All Events

Race Matters Series
The Erotic Life of Racism, Explained Sharon Holland
MCC Lounge
Sharon Holland will introduce students to the work behind the book, The Erotic Life of Racism (ELR). If racism has an everyday life, how does it remain so powerful and yet mask its very presence? To answer this question, ELR moves into the territory of the erotic, understanding racism's practice as constitutive to the practice of racial being and erotic choice. Starting with the everyday scene that inspired the book, Professor Holland will trace the everyday life of racist practice by way of popular culture.
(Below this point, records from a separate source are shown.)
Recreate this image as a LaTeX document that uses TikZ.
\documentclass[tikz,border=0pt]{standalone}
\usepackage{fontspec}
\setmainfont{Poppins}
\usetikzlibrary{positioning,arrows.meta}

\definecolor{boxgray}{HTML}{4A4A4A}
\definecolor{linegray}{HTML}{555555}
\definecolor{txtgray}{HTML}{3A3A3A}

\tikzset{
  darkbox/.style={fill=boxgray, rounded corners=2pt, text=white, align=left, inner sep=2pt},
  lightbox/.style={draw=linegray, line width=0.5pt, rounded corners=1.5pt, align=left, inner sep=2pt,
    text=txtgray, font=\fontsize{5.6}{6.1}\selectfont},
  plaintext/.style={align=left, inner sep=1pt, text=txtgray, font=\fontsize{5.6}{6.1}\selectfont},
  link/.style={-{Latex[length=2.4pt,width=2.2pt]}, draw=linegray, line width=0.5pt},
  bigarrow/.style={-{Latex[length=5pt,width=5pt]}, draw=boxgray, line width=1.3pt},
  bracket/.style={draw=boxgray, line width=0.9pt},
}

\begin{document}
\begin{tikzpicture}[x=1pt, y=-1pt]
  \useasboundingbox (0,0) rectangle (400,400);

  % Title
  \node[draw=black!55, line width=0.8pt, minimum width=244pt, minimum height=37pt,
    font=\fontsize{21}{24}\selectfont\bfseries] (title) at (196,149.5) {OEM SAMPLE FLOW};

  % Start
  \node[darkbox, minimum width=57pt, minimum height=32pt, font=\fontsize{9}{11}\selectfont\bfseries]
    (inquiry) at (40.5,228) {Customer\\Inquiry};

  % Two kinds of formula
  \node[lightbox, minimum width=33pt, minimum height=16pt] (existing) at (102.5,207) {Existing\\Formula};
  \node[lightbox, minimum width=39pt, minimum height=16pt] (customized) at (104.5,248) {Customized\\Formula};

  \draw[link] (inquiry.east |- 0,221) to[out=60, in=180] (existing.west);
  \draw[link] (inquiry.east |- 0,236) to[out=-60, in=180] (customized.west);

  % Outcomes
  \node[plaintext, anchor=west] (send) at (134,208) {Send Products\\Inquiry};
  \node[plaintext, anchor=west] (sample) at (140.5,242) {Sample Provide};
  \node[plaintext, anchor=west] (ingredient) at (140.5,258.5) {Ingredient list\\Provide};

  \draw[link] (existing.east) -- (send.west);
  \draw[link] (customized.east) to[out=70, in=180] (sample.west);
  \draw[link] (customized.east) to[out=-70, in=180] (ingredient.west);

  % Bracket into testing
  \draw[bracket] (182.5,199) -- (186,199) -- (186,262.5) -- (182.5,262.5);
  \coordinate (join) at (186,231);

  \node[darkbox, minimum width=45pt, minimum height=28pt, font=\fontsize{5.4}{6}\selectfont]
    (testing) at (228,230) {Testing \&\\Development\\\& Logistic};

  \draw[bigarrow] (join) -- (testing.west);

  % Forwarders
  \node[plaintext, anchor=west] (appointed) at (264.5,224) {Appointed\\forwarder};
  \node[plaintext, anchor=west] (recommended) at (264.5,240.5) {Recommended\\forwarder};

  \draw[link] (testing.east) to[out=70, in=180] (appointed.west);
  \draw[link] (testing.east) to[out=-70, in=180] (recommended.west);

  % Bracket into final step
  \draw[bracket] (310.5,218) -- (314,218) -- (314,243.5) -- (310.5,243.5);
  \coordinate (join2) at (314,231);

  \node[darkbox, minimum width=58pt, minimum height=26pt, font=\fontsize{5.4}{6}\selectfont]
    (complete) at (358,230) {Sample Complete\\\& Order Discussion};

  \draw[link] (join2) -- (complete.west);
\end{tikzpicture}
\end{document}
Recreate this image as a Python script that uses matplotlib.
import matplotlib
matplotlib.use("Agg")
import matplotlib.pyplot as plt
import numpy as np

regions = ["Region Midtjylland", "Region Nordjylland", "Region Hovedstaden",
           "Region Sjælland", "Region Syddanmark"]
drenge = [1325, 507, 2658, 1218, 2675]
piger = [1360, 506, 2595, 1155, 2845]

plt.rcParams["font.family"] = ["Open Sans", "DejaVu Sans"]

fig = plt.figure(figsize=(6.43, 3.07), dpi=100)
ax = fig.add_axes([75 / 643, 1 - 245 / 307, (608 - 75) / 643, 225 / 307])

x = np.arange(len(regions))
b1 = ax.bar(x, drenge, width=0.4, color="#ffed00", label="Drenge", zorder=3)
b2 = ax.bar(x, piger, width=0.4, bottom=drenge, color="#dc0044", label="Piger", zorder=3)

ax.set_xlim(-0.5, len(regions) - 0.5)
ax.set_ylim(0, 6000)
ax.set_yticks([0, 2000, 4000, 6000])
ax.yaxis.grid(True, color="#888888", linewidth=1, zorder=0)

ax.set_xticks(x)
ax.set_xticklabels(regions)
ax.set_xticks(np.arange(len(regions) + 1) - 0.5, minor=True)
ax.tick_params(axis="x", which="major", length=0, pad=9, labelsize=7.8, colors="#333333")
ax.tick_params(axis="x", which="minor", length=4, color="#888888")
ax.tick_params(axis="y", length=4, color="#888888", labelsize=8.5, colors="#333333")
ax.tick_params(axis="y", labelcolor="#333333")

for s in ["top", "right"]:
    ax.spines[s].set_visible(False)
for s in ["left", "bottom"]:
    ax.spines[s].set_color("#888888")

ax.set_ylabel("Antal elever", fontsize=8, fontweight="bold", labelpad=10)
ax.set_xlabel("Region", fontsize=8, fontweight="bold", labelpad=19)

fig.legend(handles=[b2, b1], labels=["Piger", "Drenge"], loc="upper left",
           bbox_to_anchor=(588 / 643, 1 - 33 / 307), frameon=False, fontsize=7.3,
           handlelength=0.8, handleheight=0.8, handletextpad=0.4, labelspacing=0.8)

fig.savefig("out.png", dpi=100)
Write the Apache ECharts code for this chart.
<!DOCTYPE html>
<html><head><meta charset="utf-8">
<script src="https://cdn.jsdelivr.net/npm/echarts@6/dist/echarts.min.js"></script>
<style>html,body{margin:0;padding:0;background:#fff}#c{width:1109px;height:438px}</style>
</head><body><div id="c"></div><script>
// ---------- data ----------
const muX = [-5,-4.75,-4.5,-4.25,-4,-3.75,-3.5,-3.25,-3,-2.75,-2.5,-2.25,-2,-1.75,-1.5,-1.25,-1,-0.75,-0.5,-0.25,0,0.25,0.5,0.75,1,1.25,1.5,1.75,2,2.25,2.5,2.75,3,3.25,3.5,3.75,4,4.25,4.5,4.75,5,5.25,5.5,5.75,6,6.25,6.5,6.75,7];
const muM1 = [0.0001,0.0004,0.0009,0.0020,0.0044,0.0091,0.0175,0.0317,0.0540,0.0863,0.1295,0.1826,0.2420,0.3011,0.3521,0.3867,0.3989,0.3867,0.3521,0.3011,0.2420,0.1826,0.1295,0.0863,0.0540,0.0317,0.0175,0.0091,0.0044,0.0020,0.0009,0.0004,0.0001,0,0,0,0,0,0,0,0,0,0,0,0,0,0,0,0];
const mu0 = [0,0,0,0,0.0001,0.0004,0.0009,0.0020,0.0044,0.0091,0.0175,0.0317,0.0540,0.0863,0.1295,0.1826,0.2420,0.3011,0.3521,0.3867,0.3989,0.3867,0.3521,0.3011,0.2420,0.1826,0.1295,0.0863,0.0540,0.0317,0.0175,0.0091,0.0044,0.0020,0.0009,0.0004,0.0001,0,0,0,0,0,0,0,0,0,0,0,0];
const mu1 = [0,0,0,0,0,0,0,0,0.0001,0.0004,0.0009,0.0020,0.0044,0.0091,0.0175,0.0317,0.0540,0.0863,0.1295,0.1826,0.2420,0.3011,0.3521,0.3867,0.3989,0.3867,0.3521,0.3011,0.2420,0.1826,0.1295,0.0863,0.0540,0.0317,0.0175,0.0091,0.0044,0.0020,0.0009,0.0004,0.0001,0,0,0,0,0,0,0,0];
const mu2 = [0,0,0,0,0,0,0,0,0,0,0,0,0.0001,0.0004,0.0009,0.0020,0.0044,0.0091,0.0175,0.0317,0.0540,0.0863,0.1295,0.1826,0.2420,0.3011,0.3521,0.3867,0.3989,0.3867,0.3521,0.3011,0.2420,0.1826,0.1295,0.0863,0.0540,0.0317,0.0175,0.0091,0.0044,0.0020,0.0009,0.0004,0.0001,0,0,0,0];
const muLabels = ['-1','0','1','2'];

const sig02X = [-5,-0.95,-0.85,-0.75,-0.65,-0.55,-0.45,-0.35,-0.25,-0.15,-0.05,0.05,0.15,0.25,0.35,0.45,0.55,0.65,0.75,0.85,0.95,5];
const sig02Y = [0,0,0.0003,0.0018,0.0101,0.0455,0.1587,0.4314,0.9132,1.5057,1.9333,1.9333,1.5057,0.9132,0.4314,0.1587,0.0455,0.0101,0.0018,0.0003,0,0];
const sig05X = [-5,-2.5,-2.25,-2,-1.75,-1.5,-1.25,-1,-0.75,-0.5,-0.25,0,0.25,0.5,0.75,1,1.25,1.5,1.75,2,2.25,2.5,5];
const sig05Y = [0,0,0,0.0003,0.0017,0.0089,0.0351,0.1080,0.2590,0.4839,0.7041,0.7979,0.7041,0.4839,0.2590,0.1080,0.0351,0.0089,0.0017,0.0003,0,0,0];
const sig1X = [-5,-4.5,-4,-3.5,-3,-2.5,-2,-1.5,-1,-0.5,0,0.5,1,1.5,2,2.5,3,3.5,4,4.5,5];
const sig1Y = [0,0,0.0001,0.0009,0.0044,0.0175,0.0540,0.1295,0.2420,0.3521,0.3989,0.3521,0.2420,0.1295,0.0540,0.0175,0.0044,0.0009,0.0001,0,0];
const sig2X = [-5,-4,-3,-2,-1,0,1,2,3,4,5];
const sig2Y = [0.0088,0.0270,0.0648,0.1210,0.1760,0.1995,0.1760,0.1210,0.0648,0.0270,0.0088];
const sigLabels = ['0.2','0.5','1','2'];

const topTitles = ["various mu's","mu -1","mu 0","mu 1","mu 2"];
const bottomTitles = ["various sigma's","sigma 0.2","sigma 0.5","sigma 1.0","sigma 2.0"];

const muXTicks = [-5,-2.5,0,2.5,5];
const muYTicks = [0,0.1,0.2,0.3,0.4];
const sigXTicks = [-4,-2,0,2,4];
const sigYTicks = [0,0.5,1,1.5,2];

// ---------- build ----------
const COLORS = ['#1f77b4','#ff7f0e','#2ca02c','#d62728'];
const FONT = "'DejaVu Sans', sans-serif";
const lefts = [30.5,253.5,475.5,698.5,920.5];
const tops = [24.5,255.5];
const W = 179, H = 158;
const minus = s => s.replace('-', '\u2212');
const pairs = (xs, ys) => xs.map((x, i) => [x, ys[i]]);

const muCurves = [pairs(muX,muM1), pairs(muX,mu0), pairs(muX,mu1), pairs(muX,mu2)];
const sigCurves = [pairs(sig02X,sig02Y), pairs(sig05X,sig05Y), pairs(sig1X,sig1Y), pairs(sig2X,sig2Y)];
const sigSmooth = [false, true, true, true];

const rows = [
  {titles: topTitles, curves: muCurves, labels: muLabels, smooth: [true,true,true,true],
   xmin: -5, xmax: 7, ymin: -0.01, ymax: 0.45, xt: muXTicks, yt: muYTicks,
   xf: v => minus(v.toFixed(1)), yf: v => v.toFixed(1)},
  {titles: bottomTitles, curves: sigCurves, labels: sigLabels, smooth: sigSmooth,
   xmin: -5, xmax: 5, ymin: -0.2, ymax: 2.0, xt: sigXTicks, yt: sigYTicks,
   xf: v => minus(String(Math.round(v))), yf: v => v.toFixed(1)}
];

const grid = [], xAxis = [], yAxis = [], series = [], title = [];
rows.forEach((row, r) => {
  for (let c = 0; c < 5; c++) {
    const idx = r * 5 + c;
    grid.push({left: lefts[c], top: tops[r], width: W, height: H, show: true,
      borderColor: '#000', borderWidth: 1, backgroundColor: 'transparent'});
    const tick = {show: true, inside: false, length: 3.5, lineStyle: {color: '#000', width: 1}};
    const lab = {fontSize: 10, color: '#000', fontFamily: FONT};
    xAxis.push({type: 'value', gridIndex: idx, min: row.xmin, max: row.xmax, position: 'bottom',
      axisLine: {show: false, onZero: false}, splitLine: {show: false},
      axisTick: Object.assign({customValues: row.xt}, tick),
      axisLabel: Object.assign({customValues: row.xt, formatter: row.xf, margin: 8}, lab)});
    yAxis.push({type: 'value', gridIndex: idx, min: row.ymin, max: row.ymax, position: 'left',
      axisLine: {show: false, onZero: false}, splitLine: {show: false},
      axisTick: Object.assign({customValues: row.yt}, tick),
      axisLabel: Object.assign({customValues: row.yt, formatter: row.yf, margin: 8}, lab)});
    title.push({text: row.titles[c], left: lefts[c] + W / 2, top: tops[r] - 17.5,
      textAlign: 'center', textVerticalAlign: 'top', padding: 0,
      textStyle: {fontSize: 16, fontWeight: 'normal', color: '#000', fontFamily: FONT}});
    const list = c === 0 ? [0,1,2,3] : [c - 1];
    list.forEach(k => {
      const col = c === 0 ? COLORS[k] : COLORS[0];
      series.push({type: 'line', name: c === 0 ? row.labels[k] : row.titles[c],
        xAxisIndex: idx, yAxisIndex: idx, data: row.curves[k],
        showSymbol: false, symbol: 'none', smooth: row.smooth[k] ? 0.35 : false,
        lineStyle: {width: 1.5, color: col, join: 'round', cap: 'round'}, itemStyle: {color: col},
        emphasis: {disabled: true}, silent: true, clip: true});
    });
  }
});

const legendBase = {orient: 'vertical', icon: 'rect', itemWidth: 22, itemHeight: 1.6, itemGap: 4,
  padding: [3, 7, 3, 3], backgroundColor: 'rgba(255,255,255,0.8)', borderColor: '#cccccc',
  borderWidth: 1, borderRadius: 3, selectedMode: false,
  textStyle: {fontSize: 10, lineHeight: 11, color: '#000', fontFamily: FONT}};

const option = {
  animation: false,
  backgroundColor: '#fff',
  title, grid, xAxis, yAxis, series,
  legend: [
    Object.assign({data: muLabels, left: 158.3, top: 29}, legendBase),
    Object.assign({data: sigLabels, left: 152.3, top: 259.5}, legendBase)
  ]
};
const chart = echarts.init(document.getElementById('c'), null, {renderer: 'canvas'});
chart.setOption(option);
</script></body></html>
Sharon Holland is Associate Professor in African & African American Studies at Duke University and author of The Erotic Life of Racism. Books will be sold following the presentation.

Cup of Culture
Young Lakota
MCC Theater
A young Lakota woman, Sunny Clifford, returns to the Pine Ridge Reservation and is inspired by her tribe’s first female president, Cecelia Fire Thunder. Cecelia defies a South Dakota law banning abortion by threatening to build a women’s clinic on the reservation. Embroiled in a controversial political season that hinges on reproductive rights and tribal sovereignty, Sunny and others are drawn into a political firestorm that changes the course of their lives. Marion Lipschutz & Rose Rosenblatt, 82 min., English, 2012, USA. Co-sponsored by the EOP-American Indian Cultural Resource Center.

MCC in I.V.
An Evening of Spoken Word
Biko Garage - 6612 Sueño Rd., Isla Vista
Calling all conscious poets to the stage! The MCC is creating an open mic for anyone to artistically express themselves while educating others on current issues affecting students of color, women, differently abled people, queers, and allies. Come, enjoy and share talents in this safe space for a night of “edutainment.”

DIVERSITY LECTURE
The N*!@% Moment: Examining Racist Outbursts in 'Cosmopolitan Canopies' Elijah Anderson
MCC Theater
Elijah Anderson introduces the concept of the “cosmopolitan canopy”—the urban island of civility that exists in ethnic enclaves where segregation is the norm. Incidents can arise that threaten the canopy, including scenes of racism, classism, heterosexism, homophobia and sexism. Anderson reveals how the canopy can ease tensions, but also how the spaces in and between canopies can reinforce boundaries. Elijah Anderson is Director of the Yale Urban Ethnography Project, the William K. Lanman, Jr. Professor of Sociology at Yale University, and author of Code of the Street: Decency, Violence, and the Moral Life of the Inner City and The Cosmopolitan Canopy: Race and Civility in Everyday Life. Books will be sold following the presentation. Co-sponsored by the Office of the Associate Vice Chancellor for Diversity, Equity and Academic Policy; and the Office of Equal Opportunity & Sexual Harassment/Title IX Compliance.